Five years ago, the first women to go through Ranger School broke through the Army’s camouflage ceiling.

This week, News 3 has been looking back at the historic gender integration of the Ranger School and the combat branches of the Army. This is the last in a series.

In 2015 when Capt. Kristen Griest, Capt. Shaye Haver and Maj. Lisa Jaster earned Ranger tabs, the story read like a book.

Retired Brig. Gen. Pete Jones said it was only the start of the story.

“Was it really the last pages of the book?” asked Jones, the commandant of the Infantry School back in 2015 and 2016. “It was really the first pages of the book. It wasn’t just about integration of women into Ranger School. It was about fully integration of women fully  into all branches of the Army.”

And it has been an uncomfortable story, at times, for those who lived it.

“It’s nice when people come up and say followed story or supported it,” Griest said “…Uncomfortable in not something I did. It was really an achievement for the Army to realize the best level of training we have for soldiers could be opened up to 100 percent of soldiers.”

Haver said being a first has come with a responsibility to do your job as well as you can. And hope the men who watch and follow will see that.

 “… What Kristen and I wanted to do up front was show by our actions,” Haver said. “Hey, we’re here just like you to work like you, give it our best shot like you. Make mistakes just like you.”

They have done it well, says one veteran journalist and author. Gayle Tzemach Lemmon has covered this story since the beginning.

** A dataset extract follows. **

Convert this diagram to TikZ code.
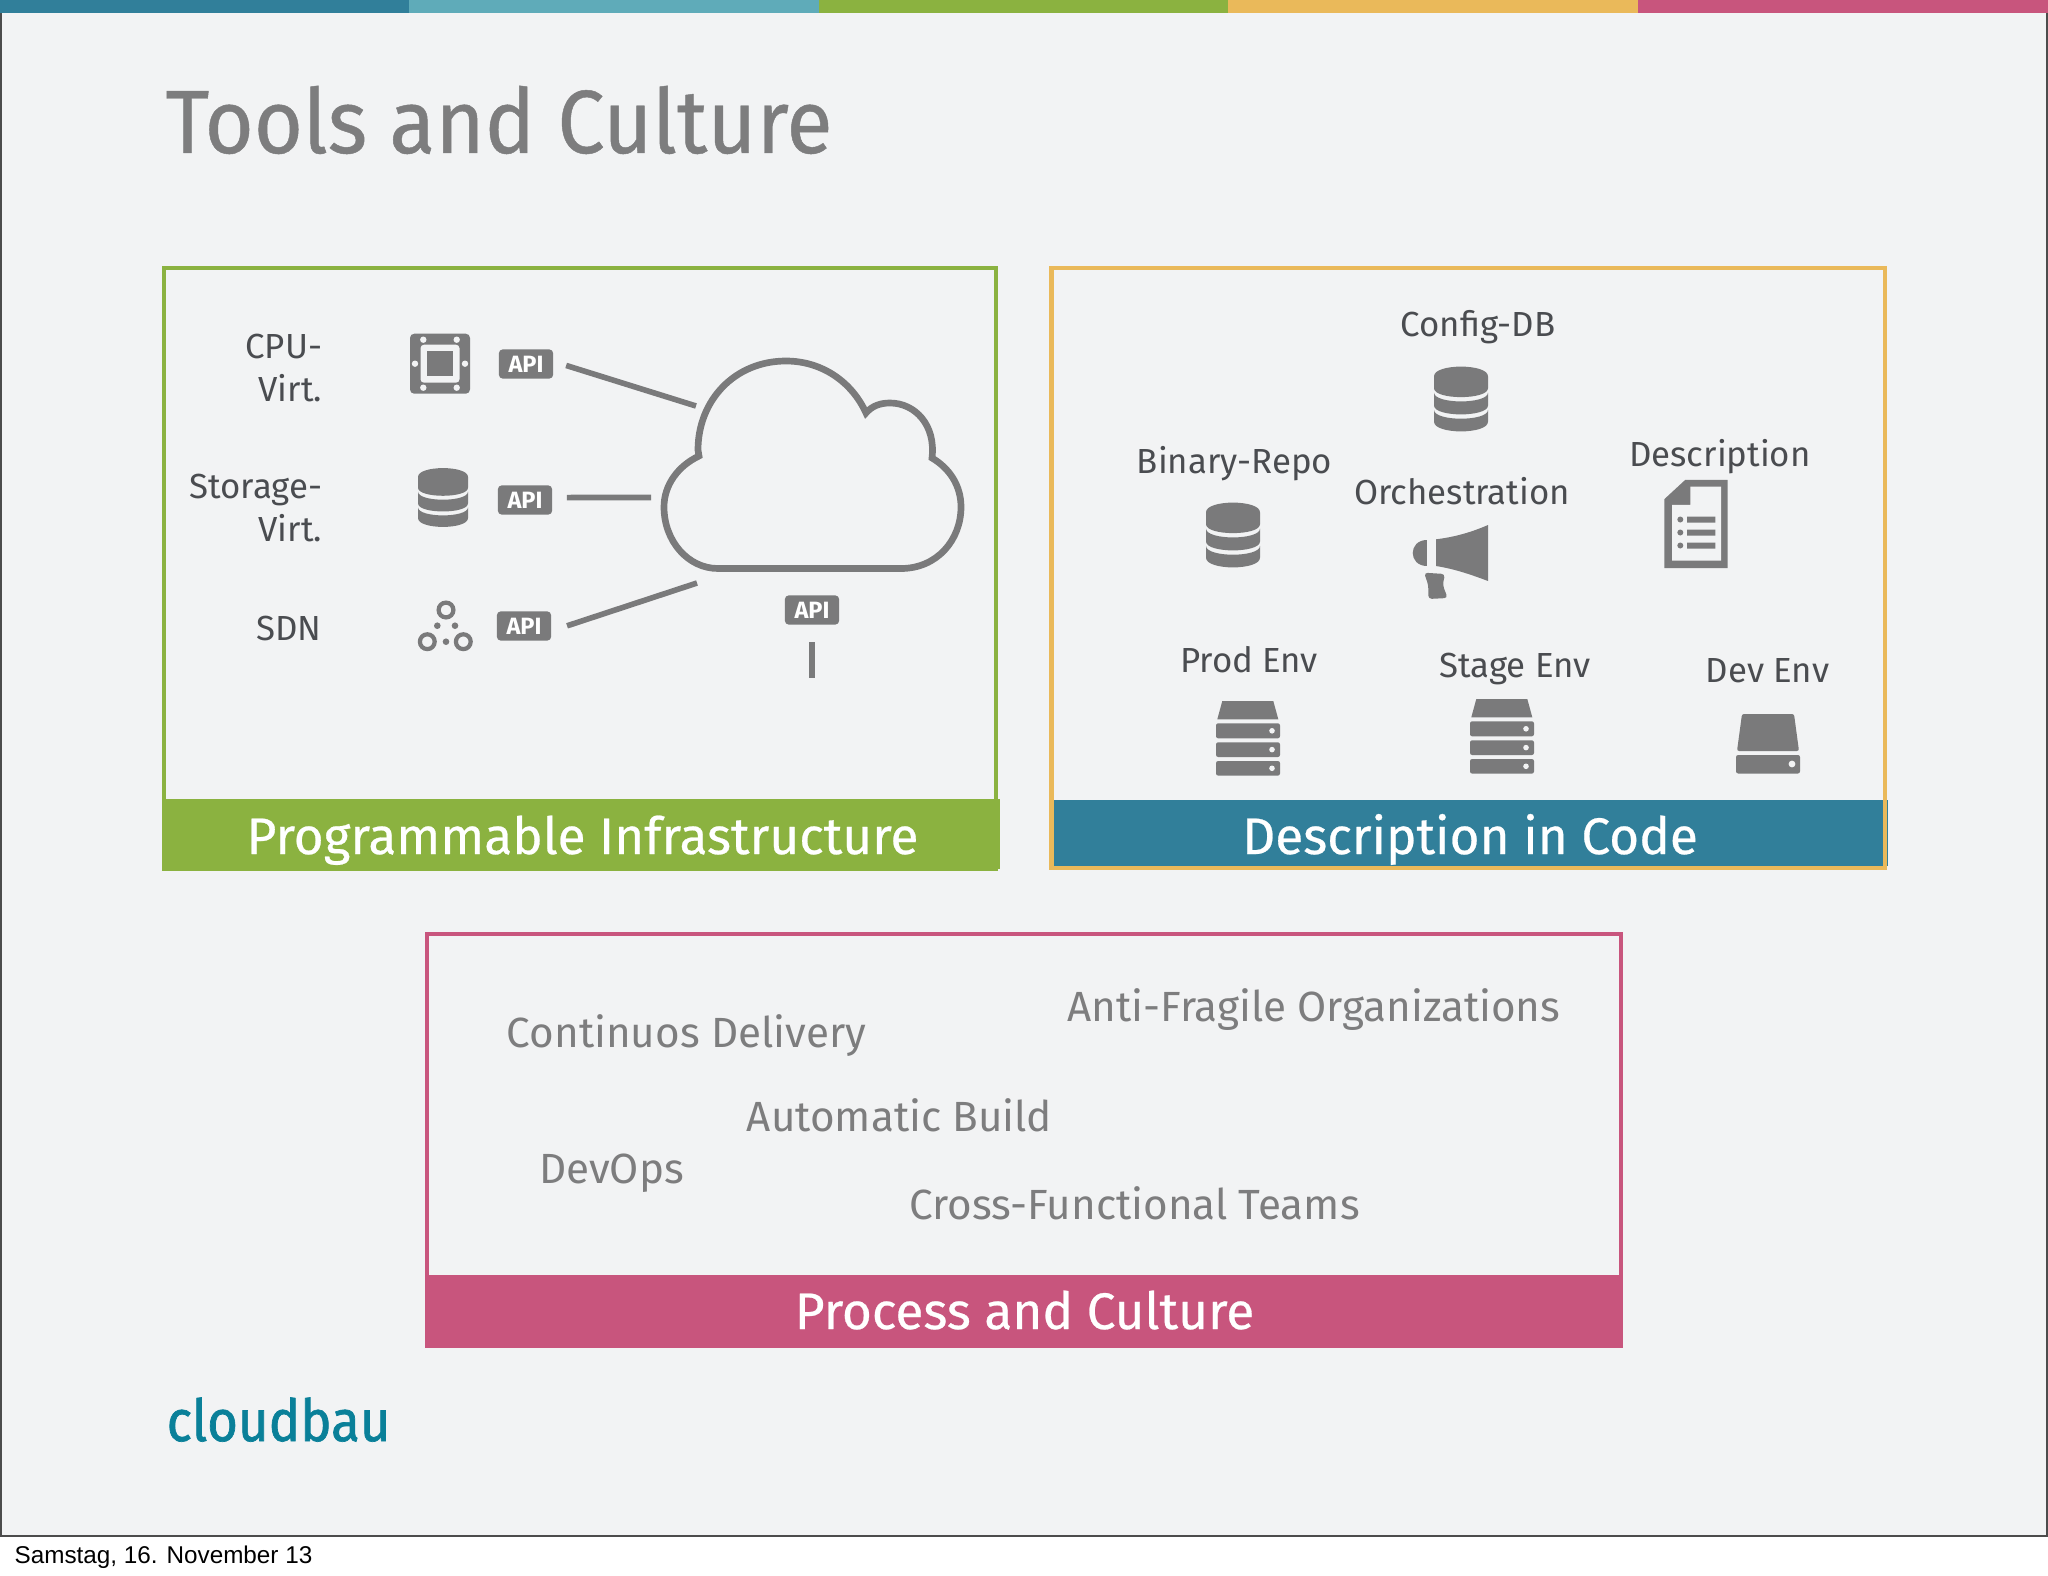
\documentclass[tikz,border=0pt]{standalone}
\usepackage{fontspec}
\setmainfont{Fira Sans}
\newfontfamily\datefont{Liberation Sans}
\newfontfamily\headfont[FakeStretch=0.94,FakeBold=0.5]{Fira Sans}
\newfontfamily\logofont[FakeStretch=0.91,FakeBold=1.2]{Fira Sans}
\newfontfamily\barfont[FakeBold=0.5]{Fira Sans}
\usetikzlibrary{calc,positioning}
\definecolor{slide_bg}{RGB}{242,243,244}
\definecolor{icon_grey}{RGB}{122,122,123}
\definecolor{label_grey}{RGB}{74,76,80}
\definecolor{soft_grey}{RGB}{125,125,126}
\definecolor{cb_blue}{RGB}{49,127,154}
\definecolor{cb_teal}{RGB}{95,171,185}
\definecolor{cb_green}{RGB}{139,178,64}
\definecolor{cb_yellow}{RGB}{234,185,90}
\definecolor{cb_pink}{RGB}{200,85,125}
\definecolor{cb_logo}{RGB}{10,128,153}
\tikzset{
	dbicon/.pic = {
		\fill[icon_grey] (-25,-21) .. controls (-25,-33) and (25,-33) .. (25,-21) -- (25,-10) .. controls (25,1) and (-25,1) .. (-25,-10) -- cycle;
		\fill[icon_grey] (-25,-6) .. controls (-25,5) and (25,5) .. (25,-6) -- (25,6) .. controls (25,17) and (-25,17) .. (-25,6) -- cycle;
		\fill[icon_grey] (-25,10) .. controls (-25,21) and (25,21) .. (25,10) -- (25,21) .. controls (25,33) and (-25,33) .. (-25,21) -- cycle;
	},
	chipicon/.pic = {
		\fill[icon_grey, rounded corners=1.2pt] (-30,-30) rectangle (30,30);
		\fill[slide_bg, rounded corners=1pt] (-19.5,-19) rectangle (19.5,19);
		\fill[icon_grey] (-13,-12.5) rectangle (13,12.5);
		\fill[slide_bg] (-16.7,-24) circle[radius=3.2] (16.7,-24) circle[radius=3.2] (-25,0) circle[radius=3.2] (25,0) circle[radius=3.2] (-16.7,24) circle[radius=3.2] (16.7,24) circle[radius=3.2];
	},
	sdnicon/.pic = {
		\draw[icon_grey, line width=1.2pt] (0,-21) circle[radius=7.4] (-18.7,10.7) circle[radius=7.4] (17.3,10.7) circle[radius=7.4];
		\fill[icon_grey] (-8.7,-5.3) circle[radius=3.3] (9,-5.3) circle[radius=3.3] (0,10.7) circle[radius=3.3];
	},
	hornicon/.pic = {
		\fill[icon_grey] (-14,-22.7) .. controls (5,-25) and (22,-30) .. (38,-37) -- (38,19) .. controls (22,13) and (5,7) .. (-14,4) -- cycle;
		\fill[icon_grey] (-23.3,-22) .. controls (-42,-22) and (-42,4) .. (-23.3,4) -- cycle;
		\fill[icon_grey, rounded corners=1pt] (-26,10.7) -- (-5,12) -- (-7.3,23) -- (-2.3,36) -- (-21.7,37) -- (-21.7,23) -- cycle;
	},
	docicon/.pic = {
		\fill[icon_grey] (-10.7,-44.2) -- (31.7,-44.2) -- (31.7,44.2) -- (-31.7,44.2) -- (-31.7,-24.8) -- cycle;
		\fill[slide_bg] (-5.7,-37.5) -- (25,-37.5) -- (25,36.5) -- (-24,36.5) -- (-24,-19.2) -- (-5.7,-19.2) -- cycle;
		\fill[icon_grey] (-15.7,-4.5) circle[radius=3] (-15.7,8.5) circle[radius=3] (-15.7,21.5) circle[radius=3];
		\fill[icon_grey] (-9,-7.5) rectangle (19.3,-1.5) (-9,5.5) rectangle (19.3,11.5) (-9,18.5) rectangle (19.3,24.5);
	},
	stackicon/.pic = {
		\fill[icon_grey] (-25.7,-37.3) -- (25.3,-37.3) -- (30.3,-19) -- (-30.7,-19) -- cycle;
		\fill[icon_grey, rounded corners=0.6pt] (-32,-15) rectangle (32,0);
		\fill[icon_grey, rounded corners=0.6pt] (-32,4) rectangle (32,18.7);
		\fill[icon_grey, rounded corners=0.6pt] (-32,22.7) rectangle (32,37.3);
		\fill[slide_bg] (24,-7.5) circle[radius=2.8] (24,11.3) circle[radius=2.8] (24,30) circle[radius=2.8];
	},
	diskicon/.pic = {
		\fill[icon_grey, rounded corners=0.6pt] (-26,-30) -- (26,-30) -- (31,7) -- (-31,7) -- cycle;
		\fill[icon_grey, rounded corners=0.6pt] (-32,11) rectangle (32,29.5);
		\fill[slide_bg] (24,20) circle[radius=3.4];
	}
}
\begin{document}
\begin{tikzpicture}
[
	x = 0.01cm,
	y = -0.01cm,
	apibox/.style = {fill = icon_grey, rounded corners = 1pt, inner sep = 0pt, minimum width = 0.54cm, minimum height = 0.29cm, text = white, font = \bfseries\fontsize{6.7}{7}\selectfont},
	link/.style = {draw = icon_grey, line width = 1.6pt},
	virtlabel/.style = {anchor = base east, align = right, text = label_grey, font = \fontsize{9.9}{11.95}\selectfont, inner sep = 0pt},
	itemlabel/.style = {anchor = base, text = label_grey, font = \fontsize{9.9}{11}\selectfont, inner sep = 0pt},
	culturelabel/.style = {anchor = base, text = soft_grey, font = \fontsize{12}{14}\selectfont, inner sep = 0pt},
	barlabel/.style = {anchor = base, text = white, font = \barfont\fontsize{14.6}{16}\selectfont, inner sep = 0pt}
]
\useasboundingbox (0,0) rectangle (2048,1576);
\fill[white] (0,0) rectangle (2048,1576);
\fill[slide_bg] (0,0) rectangle (2048,1536);
\draw[black!70, line width = 0.45pt] (1,0) -- (1,1536) -- (2047,1536) -- (2047,0);

\fill[cb_blue] (0,0) rectangle (409,13);
\fill[cb_teal] (409,0) rectangle (819,13);
\fill[cb_green] (819,0) rectangle (1228,13);
\fill[cb_yellow] (1228,0) rectangle (1638,13);
\fill[cb_pink] (1638,0) rectangle (2048,13);

\node[anchor = base west, inner sep = 0pt, text = soft_grey, font = \headfont\fontsize{25.5}{30}\selectfont] (title) at (165,153) {Tools and Culture};

\draw[cb_green, line width = 1.15pt] (163.7,268) rectangle (996,869);
\fill[cb_green] (162,799) rectangle (1000,869);
\node[barlabel] (infralabel) at (582.5,854) {Programmable Infrastructure};

\fill[cb_blue] (1054,800) rectangle (1887.5,866);
\draw[cb_yellow, line width = 1.15pt] (1051.5,268) rectangle (1885,868);
\node[barlabel] (codelabel) at (1470,854) {Description in Code};

\draw[cb_pink, line width = 1.15pt] (427,934) rectangle (1621,1280);
\fill[cb_pink] (425,1275) rectangle (1623,1348);
\node[barlabel] (culturebar) at (1024.5,1329) {Process and Culture};

\node[virtlabel] (cpulabel) at (323,401) {CPU-\\Virt.};
\node[virtlabel] (storagelabel) at (323,541) {Storage-\\Virt.};
\node[virtlabel] (sdnlabel) at (322,640) {SDN};

\pic (cpu) at (440,363.7) {chipicon};
\pic[yscale = 0.98] (storage) at (443,497.5) {dbicon};
\pic (sdn) at (446,631) {sdnicon};

\node[apibox] (apicpu) at (526,364) {API};
\node[apibox] (apistorage) at (525,500) {API};
\node[apibox] (apisdn) at (524,626) {API};
\node[apibox] (apicloud) at (812,610) {API};

\draw[icon_grey, line width = 1.9pt] (718,568.5) -- (901,568.5)
	.. controls (937,568.5) and (961,540) .. (961,507)
	.. controls (961,485) and (949,468) .. (932,458)
	.. controls (936,425) and (915,403) .. (890,403)
	.. controls (880,403) and (872,406) .. (866,413)
	.. controls (852,382) and (822,361) .. (786,361)
	.. controls (735,361) and (698,400) .. (698,450)
	-- (699,456)
	.. controls (678,466) and (664,485) .. (664,507)
	.. controls (664,541) and (688,568.5) .. (718,568.5) -- cycle;

\coordinate (cloudcpu) at (696,406);
\coordinate (cloudstorage) at (651,497.5);
\coordinate (cloudsdn) at (697,583);
\coordinate (cloudfoot) at (812,678);
\draw[link, shorten < = 3.7pt] (apicpu.5) -- (cloudcpu);
\draw[link, shorten < = 4pt] (apistorage.5) -- (cloudstorage);
\draw[link, shorten < = 4.6pt] (apisdn.-10) -- (cloudsdn);
\draw[link, shorten < = 4.8pt] (apicloud.south) -- (cloudfoot);

\node[itemlabel] (configlabel) at (1478,337) {Config-DB};
\node[itemlabel] (binarylabel) at (1234.5,473) {Binary-Repo};
\node[itemlabel] (orchlabel) at (1462,504) {Orchestration};
\node[itemlabel] (desclabel) at (1720,466) {Description};
\node[itemlabel] (prodlabel) at (1249,672) {Prod Env};
\node[itemlabel] (stagelabel) at (1515,677) {Stage Env};
\node[itemlabel] (devlabel) at (1767.5,682) {Dev Env};

\pic[scale = 1.08] (configdb) at (1461,399) {dbicon};
\pic[scale = 1.08] (binarydb) at (1233,535) {dbicon};
\pic (orch) at (1450,562) {hornicon};
\pic (desc) at (1696,524) {docicon};
\pic (prod) at (1248,738.3) {stackicon};
\pic (stage) at (1502,736.3) {stackicon};
\pic (dev) at (1768,744) {diskicon};

\node[culturelabel] (antifragile) at (1314,1021) {Anti-Fragile Organizations};
\node[culturelabel] (delivery) at (686.5,1047) {Continuos Delivery};
\node[culturelabel] (build) at (899.5,1131) {Automatic Build};
\node[culturelabel] (devops) at (611.5,1183) {DevOps};
\node[culturelabel] (teams) at (1134.5,1219) {Cross-Functional Teams};

\node[anchor = base west, inner sep = 0pt, text = cb_logo, font = \logofont\fontsize{16.5}{18}\selectfont] (logo) at (166,1441) {cloudbau};
\node[anchor = base west, inner sep = 0pt, font = \datefont\fontsize{6.9}{8}\selectfont] (datestamp) at (14,1563) {Samstag, 16. November 13};
\end{tikzpicture}
\end{document}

“It is about opportunity and access to opportunity,” Lemmon said. “…And you can not spend time around these women without thinking that America is better off for having their brains, their guts, their courage, their heart, their strength, all of that dedicated to protecting this country.”

The final chapter of this story is still years away, says the retired colonel who commanded the Airborne and Ranger Training Brigade in 2015 when women integrated it.

“The women attending Ranger School influenced opening all jobs and all units to women,” said retired Col. David Fivecoat. “But how is the Army going to sustain that change? It’s a two-decade question.

“Who’s going to be the first woman that’s an Infantry battalion commander? Or the first woman who’s an Infantry Brigade commander? So those questions are all going to be answered in the next 20 years. It will be interesting to see how the Army is going to sustain this.”